Freddie was with the boy for only a very short time, but he watched him from the shadows for more than eighty-five years.
In those misty, forgotten days just before the 1939 war, Freddie would follow the little boy up the dark, narrow stairs to his bedroom, a journey made by candlelight; there was no electricity in the old Suffolk farmhouse. Freddie sat beside his bed during childhood illnesses, walked with him down country lanes, and silently persuaded him against the more outlandish boyhood pranks that flitted through his young mind.
He wept alongside him when his beloved cousin was killed in Northern France in 1940; he hoped the boy could feel his arm about his shoulders.
Freddie watched him grow into a solemn, hardworking lad who became head boy at his senior school, silently congratulated him when he landed his first job, and was delighted when he met the outgoing, affectionate woman he would marry. She smiled a great deal; everyone agreed she brought out the best in him.
He watched the boy become a man, make his way in the world, gain a fine reputation amongst peers and superiors, always respecting the traditions and values of his upbringing. Most of all, though, Freddie was glad he and his wife had a happy marriage. Everyone liked him and enjoyed his company; that was more important to Freddie than anything.
The couple had three children. Freddie felt great pride when they brought their baby son home from the hospital to complete their family; he stood in the quiet shade of the lilac and laburnum trees, smiling as the boy took photos of his wife holding their new baby on that warm afternoon in early summer, with their daughters standing on either side.
He kept a watchful eye on man and wife as they made the most of their leisurely autumn years by travelling abroad. Later, Freddie shared the boy's pain during the difficult time when his wife's mind began to falter, and his sense of loss when she was moved into residential care. He knew, though, that he would receive great comfort from his friends and family, for the boy was a wonderful father, uncle and friend who never failed to reach out a helping hand to those in need in his small village community. His children said he had a more active social life than they did. Freddie was with the boy and his children all through those last five years, and was warmed by all the happy moments they shared.
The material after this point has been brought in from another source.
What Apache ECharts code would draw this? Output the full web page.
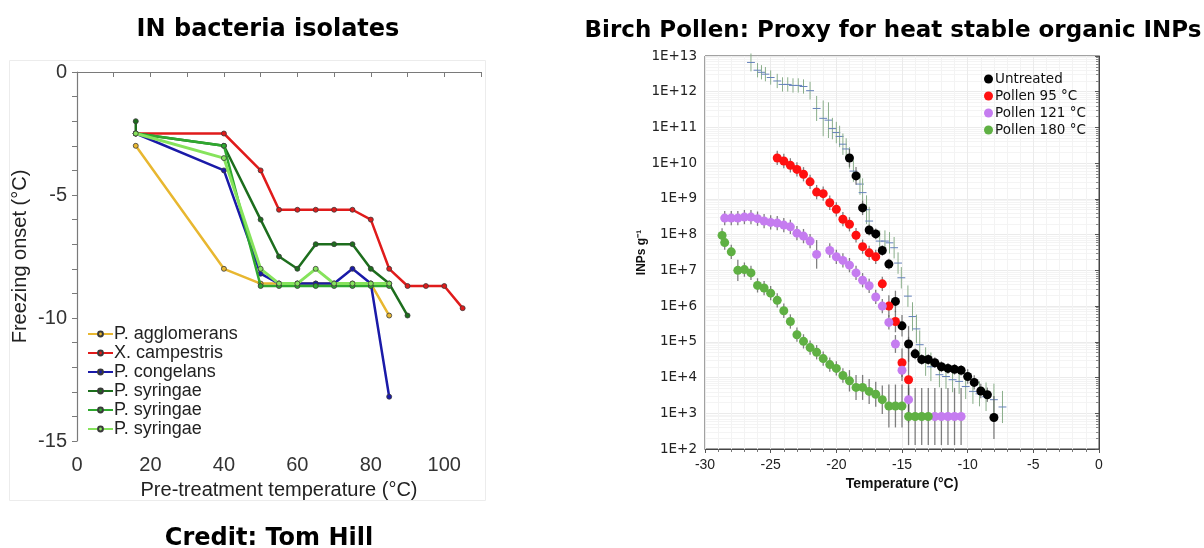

He knew when time was running out; he gently pushed the boy to visit the places of his youth with his son and older daughter, and the home of the younger daughter who lived many miles away. To do all he would want to do for one last time. The boy was becoming frail, but Freddie was determined he should not suffer, or become dependent on others; he would have hated that.
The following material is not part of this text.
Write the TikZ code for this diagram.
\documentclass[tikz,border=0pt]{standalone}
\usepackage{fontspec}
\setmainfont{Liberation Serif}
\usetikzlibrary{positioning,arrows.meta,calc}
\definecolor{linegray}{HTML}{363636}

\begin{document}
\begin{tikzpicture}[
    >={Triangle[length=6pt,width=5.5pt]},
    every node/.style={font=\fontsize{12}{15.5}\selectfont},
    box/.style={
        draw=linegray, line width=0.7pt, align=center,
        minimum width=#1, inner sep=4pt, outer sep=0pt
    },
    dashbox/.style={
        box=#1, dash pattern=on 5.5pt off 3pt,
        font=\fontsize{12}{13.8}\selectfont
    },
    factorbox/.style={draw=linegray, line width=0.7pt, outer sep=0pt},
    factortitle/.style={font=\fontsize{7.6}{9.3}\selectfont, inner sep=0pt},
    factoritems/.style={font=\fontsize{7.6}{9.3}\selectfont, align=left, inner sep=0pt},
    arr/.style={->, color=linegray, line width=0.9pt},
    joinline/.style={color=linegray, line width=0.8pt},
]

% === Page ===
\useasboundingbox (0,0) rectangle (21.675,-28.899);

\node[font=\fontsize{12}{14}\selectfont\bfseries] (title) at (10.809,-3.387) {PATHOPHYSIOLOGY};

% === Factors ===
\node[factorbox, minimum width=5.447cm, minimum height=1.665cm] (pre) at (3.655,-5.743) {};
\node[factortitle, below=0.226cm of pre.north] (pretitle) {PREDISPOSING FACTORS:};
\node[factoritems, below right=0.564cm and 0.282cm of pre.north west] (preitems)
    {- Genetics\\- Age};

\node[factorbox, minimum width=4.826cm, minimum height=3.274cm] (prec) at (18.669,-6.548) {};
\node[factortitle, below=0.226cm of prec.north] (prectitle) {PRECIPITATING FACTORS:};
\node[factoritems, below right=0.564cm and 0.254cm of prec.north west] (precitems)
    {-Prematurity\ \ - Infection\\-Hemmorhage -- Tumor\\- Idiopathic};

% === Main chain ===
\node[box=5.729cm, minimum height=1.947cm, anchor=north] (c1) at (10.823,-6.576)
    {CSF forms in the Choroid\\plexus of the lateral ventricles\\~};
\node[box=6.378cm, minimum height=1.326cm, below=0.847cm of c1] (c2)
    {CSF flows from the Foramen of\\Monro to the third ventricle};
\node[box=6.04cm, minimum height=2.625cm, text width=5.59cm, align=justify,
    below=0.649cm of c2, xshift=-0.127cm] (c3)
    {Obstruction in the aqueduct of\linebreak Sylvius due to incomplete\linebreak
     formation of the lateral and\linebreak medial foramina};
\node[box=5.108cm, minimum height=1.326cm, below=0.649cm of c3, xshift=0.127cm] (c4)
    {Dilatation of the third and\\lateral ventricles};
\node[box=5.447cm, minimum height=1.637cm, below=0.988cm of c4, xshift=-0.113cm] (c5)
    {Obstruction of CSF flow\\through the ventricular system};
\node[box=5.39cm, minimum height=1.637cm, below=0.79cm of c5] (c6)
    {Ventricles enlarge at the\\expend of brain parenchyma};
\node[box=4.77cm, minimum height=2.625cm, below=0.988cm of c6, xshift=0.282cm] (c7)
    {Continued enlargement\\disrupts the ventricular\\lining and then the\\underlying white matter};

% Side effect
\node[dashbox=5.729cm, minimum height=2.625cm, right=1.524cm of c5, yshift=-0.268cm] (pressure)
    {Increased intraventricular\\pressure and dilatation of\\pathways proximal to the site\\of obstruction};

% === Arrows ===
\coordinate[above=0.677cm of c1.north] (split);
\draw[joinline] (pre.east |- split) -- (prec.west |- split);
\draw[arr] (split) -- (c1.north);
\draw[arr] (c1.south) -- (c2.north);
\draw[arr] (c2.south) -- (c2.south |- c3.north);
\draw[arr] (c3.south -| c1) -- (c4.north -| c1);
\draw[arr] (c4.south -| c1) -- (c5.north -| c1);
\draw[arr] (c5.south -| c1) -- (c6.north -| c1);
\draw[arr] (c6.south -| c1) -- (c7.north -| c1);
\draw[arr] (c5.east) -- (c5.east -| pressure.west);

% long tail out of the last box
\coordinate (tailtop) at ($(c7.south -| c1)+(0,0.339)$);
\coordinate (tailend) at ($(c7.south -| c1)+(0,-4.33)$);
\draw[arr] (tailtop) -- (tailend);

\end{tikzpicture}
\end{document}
The end came out of the blue one ordinary Thursday afternoon, a great shock to all who loved him, though they derived no small comfort from the knowledge that he had suffered no pain. The son talked to him at his hospital bedside and Freddie listened, too, so moved by his words; he knew his boy, though unconscious, could hear them, too.
Freddie was with them all on the beautiful, golden autumn day when they laid the boy to rest. The son and the favourite nephew helped bear the coffin into the ancient village church, and Freddie walked beside the two daughters as they followed behind, arm in arm, the younger woman struggling to hold back tears (she cried easily, like her mother), the elder one bearing her grief with stoicism, as her father would.
The congregation was one of the largest the vicar had seen at that church, and her address honoured her friend, as did the tribute and bible reading from his children. At the graveside the men with medals saluted him; once a sapper, always a sapper.
The family and friends moved off, and Freddie waited. He stood with the boy's aunt and uncle who had cared for him in childhood, with his beloved cousin who died in battle over seventy years before, and his brothers and sisters. The boy walked towards them; he was smiling, he looked younger, and though he still used his walking stick he no longer seemed to need it.